The financial justification provided is perhaps the most jarring part of the equation. The projected revenue for selling these ancient forests is roughly $66 million. When you break that down, it comes out to about 25 cents per American. We are essentially trading an irreplaceable, thousand-year-old ecosystem for the price of a gumball per citizen.
| Metric | Current State / Protections | Proposed Plan (BLM/H.R. 7603) |
|---|---|---|
| Annual Timber Harvest | Current Levels | 1 Billion Board Feet (4x Increase) |
| Land Area Targeted | Protected/Managed | 2.5 Million Acres |
| Management Philosophy | NW Forest Plan / Conservation | 1960s-era Clearcutting |
| Estimated Revenue | Variable | $66 Million |
The “So What?” Factor: Beyond the Trees
If you don’t live in the Coast Range, you might wonder why this matters to your daily life. But these forests are the headwaters for iconic rivers like the Rogue, Umpqua, and Coquille. When you clearcut on this scale, you aren’t just removing trees; you are compromising the drinking water for communities across Oregon. You are threatening the salmon and steelhead populations that sustain entire coastal economies.
Then there is the climate equation. As these forests recover from the clearcutting of previous generations, they have become critical carbon sinks. Dismantling them doesn’t just stop that sequestration; it actively works against climate goals by releasing stored carbon back into the atmosphere. The “kill zone” created by industrial logging weakens safeguards for fish and wildlife, pushing species like the coho salmon—which have already flirted with extinction—back toward the brink.

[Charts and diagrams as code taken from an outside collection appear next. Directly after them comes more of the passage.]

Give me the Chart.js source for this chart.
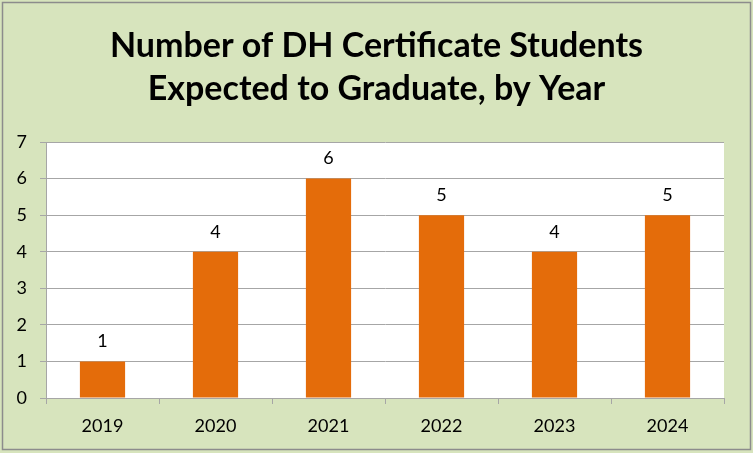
<!DOCTYPE html>
<html><head><meta charset="utf-8">
<script src="https://cdn.jsdelivr.net/npm/chart.js@4"></script>
<style>html,body{margin:0;padding:0;background:#fff}#wrap{width:753px;height:453px}</style>
</head><body><div id="wrap"><canvas id="c" width="753" height="453"></canvas></div>
<script>
const categories = ["2019","2020","2021","2022","2023","2024"];
const students = [1,4,6,5,4,5];
const titleLines = ["Number of DH Certificate Students","Expected to Graduate, by Year"];
const yTicks = [0,1,2,3,4,5,6,7];

const FONT = "Lato, 'Open Sans', sans-serif";

const bgPlugin = {
  id:'bg',
  beforeDraw(chart){
    const ctx = chart.ctx;
    ctx.save();
    ctx.fillStyle = '#d7e4bd';
    ctx.fillRect(0,0,chart.width,chart.height);
    ctx.strokeStyle = '#8c8c8c';
    ctx.lineWidth = 1.5;
    ctx.strokeRect(2.5,2.5,chart.width-5,chart.height-6);
    const a = chart.chartArea;
    ctx.fillStyle = '#ffffff';
    ctx.fillRect(a.left,a.top,a.right-a.left,a.bottom-a.top);
    ctx.restore();
  }
};
const labelPlugin = {
  id:'vals',
  afterDatasetsDraw(chart){
    const ctx = chart.ctx;
    const meta = chart.getDatasetMeta(0);
    ctx.save();
    ctx.font = "18px " + FONT;
    ctx.fillStyle = '#000';
    ctx.textAlign = 'center';
    ctx.textBaseline = 'middle';
    meta.data.forEach((el,i)=>{
      ctx.fillText(String(students[i]), el.x, el.y - 20);
    });
    ctx.restore();
  }
};

new Chart(document.getElementById('c'),{
  type:'bar',
  data:{labels:categories,datasets:[{data:students,backgroundColor:'#e46c0a',borderWidth:0,categoryPercentage:0.4,barPercentage:1}]},
  options:{
    responsive:false,animation:false,
    layout:{padding:{top:0,right:0,bottom:0,left:0}},
    plugins:{
      legend:{display:false},tooltip:{enabled:false},
      title:{display:true,text:titleLines,color:'#000',font:{family:FONT,size:34,weight:'bold',lineHeight:1.265},padding:{top:25,bottom:31}}
    },
    scales:{
      x:{
        grid:{offset:true,drawOnChartArea:false,drawTicks:true,tickLength:6,color:'#a6a6a6'},
        border:{color:'#a6a6a6',width:1},
        ticks:{color:'#000',font:{family:FONT,size:18},padding:11},
        afterFit(s){s.height = 453-398;}
      },
      y:{
        min:0,max:7,
        afterBuildTicks(s){s.ticks = yTicks.map(v=>({value:v}));},
        grid:{color:'#a6a6a6',tickLength:6,drawTicks:true},
        border:{color:'#a6a6a6',width:1},
        ticks:{color:'#000',font:{family:FONT,size:18},padding:13},
        afterFit(s){s.width = 46;}
      },
      yr:{
        position:'right',min:0,max:7,
        grid:{display:false,drawTicks:false},
        border:{display:false},
        ticks:{display:false},
        afterFit(s){s.width = 29;}
      }
    }
  },
  plugins:[bgPlugin,labelPlugin]
});
</script></body></html>
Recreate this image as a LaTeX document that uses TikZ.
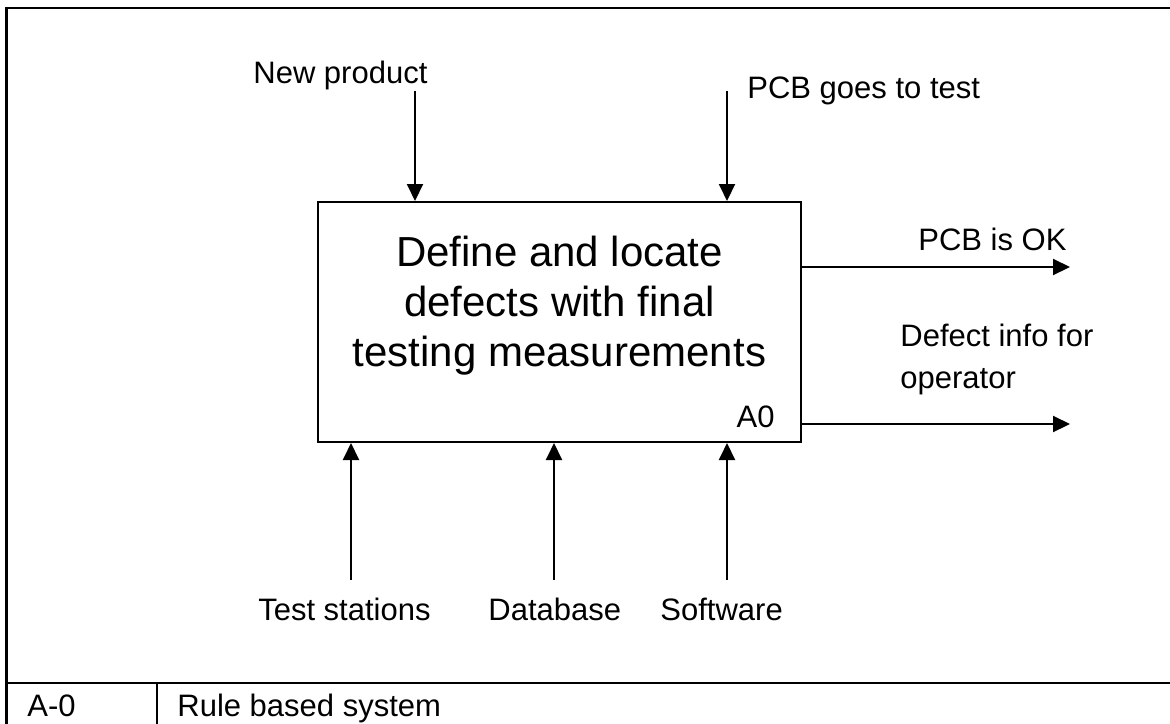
\documentclass[tikz,border=0pt]{standalone}
\usepackage{fontspec}
\setmainfont{Liberation Sans}
\usetikzlibrary{arrows.meta}
\begin{document}
\begin{tikzpicture}[x=0.5pt,y=-0.5pt,
  frame/.style={line width=1.2pt},
  proc/.style={draw, line width=1pt, minimum width=241.5pt, minimum height=120pt, inner sep=0pt},
  flow/.style={line width=1pt, -{Triangle[width=8pt,length=8.5pt]}},
  lbl/.style={font=\fontsize{15.5pt}{17pt}\selectfont, inner sep=0pt},
  big/.style={font=\fontsize{21pt}{25pt}\selectfont, align=center, inner sep=0pt},
]
\path[use as bounding box] (0,0) rectangle (1170,723);
\clip (0,0) rectangle (1170,723);

% outer frame and the title strip
\draw[frame] (6.5,740) -- (6.5,8) -- (1190,8);
\draw[frame] (6.5,683) -- (1190,683);
\draw[frame] (157,683) -- (157,740);
\node[lbl, anchor=base west] (nodeid) at (27,716) {A-0};
\node[lbl, anchor=base west] (title) at (177,716) {Rule based system};

% activity box
\node[proc] (box) at (559.5,322) {};
\node[big] (boxtext) at ([yshift=8pt]box.center) {Define and locate\\defects with final\\testing measurements};
\node[lbl, anchor=base east] (boxid) at (775,427) {A0};

% inputs from above
\node[lbl, anchor=base west] (newprod) at (253,83) {New product};
\coordinate (newprodtail) at (415,91);
\draw[flow] (newprodtail) -- (newprodtail |- box.north);

\node[lbl, anchor=base west] (pcbtest) at (747,98) {PCB goes to test};
\coordinate (pcbtesttail) at (727,91);
\draw[flow] (pcbtesttail) -- (pcbtesttail |- box.north);

% outputs to the right
\node[lbl, anchor=base west] (pcbok) at (918,250) {PCB is OK};
\coordinate (pcbokhead) at (1070,267);
\draw[flow] (pcbokhead -| box.east) -- (pcbokhead);

\node[lbl, anchor=base west] (defect1) at (900,346) {Defect info for};
\node[lbl, anchor=base west] (defect2) at (900,388) {operator};
\coordinate (defecthead) at (1070,424);
\draw[flow] (defecthead -| box.east) -- (defecthead);

% mechanisms from below
\node[lbl, anchor=base east] (stations) at (431,620) {Test stations};
\coordinate (stationstail) at (351,580);
\draw[flow] (stationstail) -- (stationstail |- box.south);

\node[lbl, anchor=base west] (database) at (488,620) {Database};
\coordinate (databasetail) at (554,580);
\draw[flow] (databasetail) -- (databasetail |- box.south);

\node[lbl, anchor=base west] (software) at (660,620) {Software};
\coordinate (softwaretail) at (727,580);
\draw[flow] (softwaretail) -- (softwaretail |- box.south);
\end{tikzpicture}
\end{document}
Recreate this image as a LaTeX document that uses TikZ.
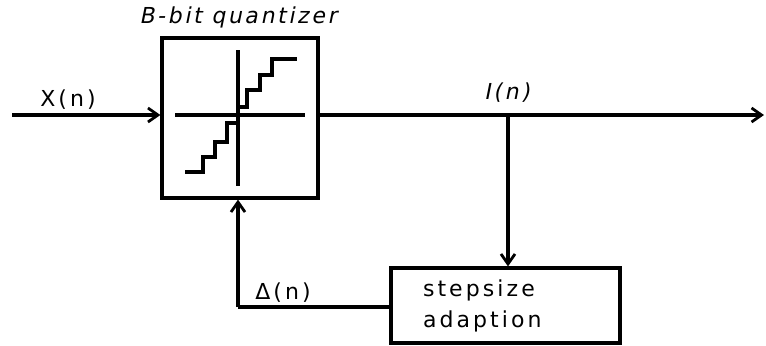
\documentclass[tikz,border=0pt]{standalone}
\usepackage{fontspec}
\newfontfamily\handfont[LetterSpace=14]{DejaVu Sans}
\newfontfamily\handslant[LetterSpace=12,FakeSlant=0.2]{DejaVu Sans}
\usetikzlibrary{arrows.meta}
\begin{document}
\begin{tikzpicture}[x=0.5pt,y=-0.5pt,
  line width=1.6pt,
  lbl/.style={font=\handfont\fontsize{11}{13}\selectfont, inner sep=0pt},
  blk/.style={draw, line width=1.6pt, inner sep=0pt},
  arr/.style={-{Straight Barb[length=5pt,width=7pt,line width=1.4pt]}},
  stair/.style={line width=1.6pt, line join=miter}]
\useasboundingbox (0,0) rectangle (766,345);
% quantizer block
\node[blk, minimum width=78pt, minimum height=80pt] (q) at (240,118) {};
\node[lbl, font=\handslant\fontsize{11}{13}\selectfont] (qt) at (238,17) {B-bit quantizer};
% axes and staircase inside the quantizer
\draw (175,115) -- (305,115);
\draw (238,50) -- (238,186);
\draw[stair] (238,107) -- (247,107) -- (247,90) -- (260,90) -- (260,75) -- (272,75) -- (272,59) -- (297,59);
\draw[stair] (238,123) -- (227,123) -- (227,142) -- (215,142) -- (215,157) -- (203,157) -- (203,172) -- (185,172);
% stepsize adaption block
\node[blk, minimum height=37.5pt, text width=82.5pt, inner xsep=16pt, align=left,
      font=\handfont\fontsize{11}{15.5}\selectfont] (s) at (505.5,305.5) {stepsize\\adaption};
% connectors
\coordinate (xin) at (12,115);
\coordinate (br) at (508,115);
\coordinate (yend) at (764,115);
\coordinate (fb) at (391,307);
\draw[arr] (xin) -- (q.west |- xin);
\draw[arr] (q.east |- br) -- (yend);
\draw[arr] (br) -- (s.north -| br);
\draw (s.west |- fb) -- (238,307);
\draw[arr] (238,307) -- (q.south -| 238,0);
% labels
\node[lbl] (xl) at (68,100) {X(n)};
\node[lbl, font=\handslant\fontsize{11}{13}\selectfont] (il) at (507,93) {I(n)};
\node[lbl] (dl) at (283,293) {Δ(n)};
\end{tikzpicture}
\end{document}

“The proposal introduced in Congress by Representative Cliff Bentz would prioritize maximum logging above all other values, weakening safeguards for fish and wildlife, shrinking stream protections, and opening vast areas of public forest to the kind of large-scale clearcutting that pushed species like coho salmon toward extinction in the first place.”
— Steve Pedery, Conservation Director, Oregon Wild
The Political Tug-of-War
The battle is currently playing out in the halls of Congress. Representative Cliff Bentz has introduced H.R. 7603, the O&C Renewal Act of 2026. This legislation, paired with the Trump administration’s BLM strategy, seeks to prioritize timber production over nearly every other ecological value. It is a direct challenge to the Northwest Forest Plan, which for three decades has served as the primary shield for the Northern Spotted Owl, the Marbled Murrelet, and the state’s remaining old-growth stands.
On the other side, Oregon’s congressional Democrats are pushing back, demanding that federal officials grant the public more time to scrutinize and comment on these plans before the saws start spinning. They argue that a decision of this magnitude—one that could permanently alter the landscape of the Pacific Northwest—cannot be rushed through in a thirty-day comment window.
The Devil’s Advocate: The Industry Perspective
To be fair, there is a competing narrative here. Industry groups argue that it is possible to “both protect and harvest.” They observe the O&C lands not as a museum, but as a working forest that should provide economic stability and timber products. Increasing the harvest is about meeting demand and supporting the timber industry’s viability. However, the scale of the current proposal—a 300% increase—makes the “balance” argument difficult to sustain. There is a vast difference between sustainable thinning and the industrial-scale clearcutting described in the BLM’s February 2026 EIS.

A Moment of Decision
We have seen this movie before. In the 1980s and ’90s, the “Timber Wars” tore through the region, eventually leading to a realization that some forests are worth more standing than as lumber. We saw the creation of the Devil’s Staircase Wilderness as a testament to that shift. Now, we are being asked to forget those lessons.
The fate of these forests doesn’t actually rest with a single executive order; it rests with the Oregon congressional delegation. They are the final line of defense between a sustainable future and a return to a destructive past. When the choice is between a few cents per person in revenue and the survival of a thousand-year-old ecosystem, the math is simple. The only question is whether our representatives are doing the addition correctly.